**RECORDS PROVIDED**
________________________
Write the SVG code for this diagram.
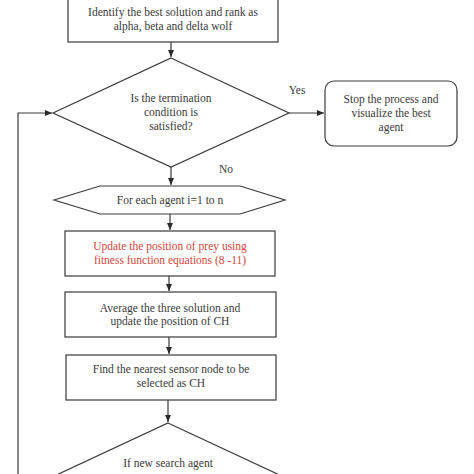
<svg xmlns="http://www.w3.org/2000/svg" width="474" height="474" viewBox="0 0 474 474">
<style>
.s{fill:#fff;stroke:#3a3a3a;stroke-width:1.2}
.t{font-family:"Liberation Serif",serif;font-size:11.5px;fill:#3a3a3a;text-anchor:middle}
.r{fill:#d4463c}
.c{fill:none;stroke:#3a3a3a;stroke-width:1.2}
</style>
<defs>
<marker id="a" markerWidth="8" markerHeight="8" refX="7" refY="4" orient="auto" markerUnits="userSpaceOnUse">
<path d="M0,1 L7,4 L0,7 Z" fill="#2a2a2a"/>
</marker>
</defs>
<rect width="474" height="474" fill="#fff"/>
<g id="connectors">
<line class="c" x1="171" y1="42" x2="171" y2="57" marker-end="url(#a)"/>
<line class="c" x1="289" y1="113" x2="324" y2="113" marker-end="url(#a)"/>
<line class="c" x1="171" y1="167" x2="171" y2="185" marker-end="url(#a)"/>
<line class="c" x1="170" y1="214" x2="170" y2="230" marker-end="url(#a)"/>
<line class="c" x1="169" y1="276" x2="169" y2="291" marker-end="url(#a)"/>
<line class="c" x1="169" y1="337" x2="169" y2="354" marker-end="url(#a)"/>
<line class="c" x1="168" y1="400" x2="168" y2="422" marker-end="url(#a)"/>
<polyline class="c" points="18,480 18,113 52,113" marker-end="url(#a)"/>
<text class="t" x="297" y="94">Yes</text>
<text class="t" x="226" y="173">No</text>
</g>
<g id="n1">
<rect class="s" x="68" y="-10" width="210" height="52"/>
<text class="t" x="173" y="16">Identify the best solution and rank as</text>
<text class="t" x="173" y="30">alpha, beta and delta wolf</text>
</g>
<g id="n2">
<polygon class="s" points="171,58 289,113 171,167 53,113"/>
<text class="t" x="171" y="102">Is the termination</text>
<text class="t" x="171" y="116">condition is</text>
<text class="t" x="171" y="130">satisfied?</text>
</g>
<g id="n3">
<rect class="s" x="325" y="81" width="132" height="65" rx="9"/>
<text class="t" x="391" y="103">Stop the process and</text>
<text class="t" x="391" y="117">visualize the best</text>
<text class="t" x="391" y="131">agent</text>
</g>
<g id="n4">
<polygon class="s" points="54,200 100,186 240,186 285,200 240,214 100,214"/>
<text class="t" x="170" y="204">For each agent i=1 to n</text>
</g>
<g id="n5">
<rect class="s" x="65" y="231" width="210" height="45"/>
<text class="t r" x="170" y="250">Update the position of prey using</text>
<text class="t r" x="170" y="264">fitness function equations (8 -11)</text>
</g>
<g id="n6">
<rect class="s" x="65" y="292" width="211" height="45"/>
<text class="t" x="170" y="312">Average the three solution and</text>
<text class="t" x="170" y="325">update the position of CH</text>
</g>
<g id="n7">
<rect class="s" x="66" y="355" width="210" height="45"/>
<text class="t" x="171" y="373">Find the nearest sensor node to be</text>
<text class="t" x="171" y="387">selected as CH</text>
</g>
<g id="n8">
<polygon class="s" points="168,423 286,478 168,533 50,478"/>
<text class="t" x="168" y="467">If new search agent</text>
</g>
</svg>
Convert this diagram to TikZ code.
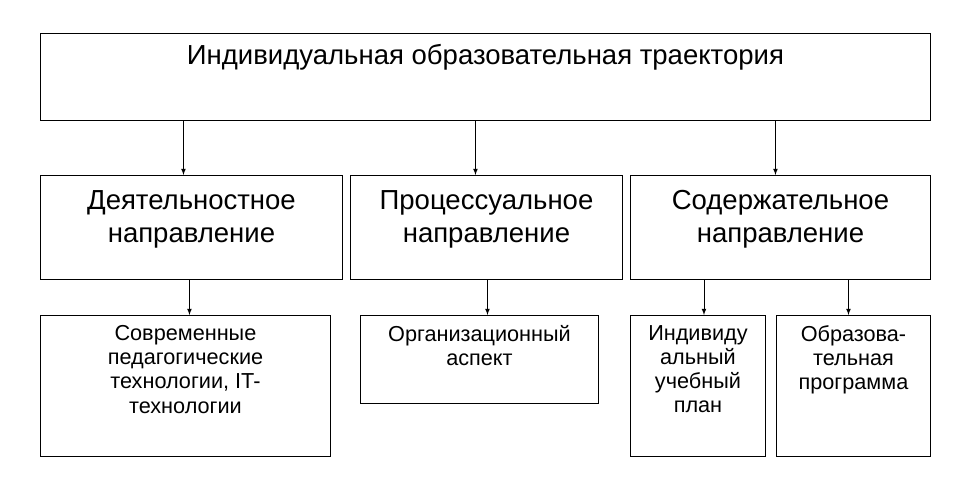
________________________
**STATED PROBLEM**
Looking at the listing above, how many of its lines contain the string "diagram"? Give the number alone.

**TASK OUTPUT**
2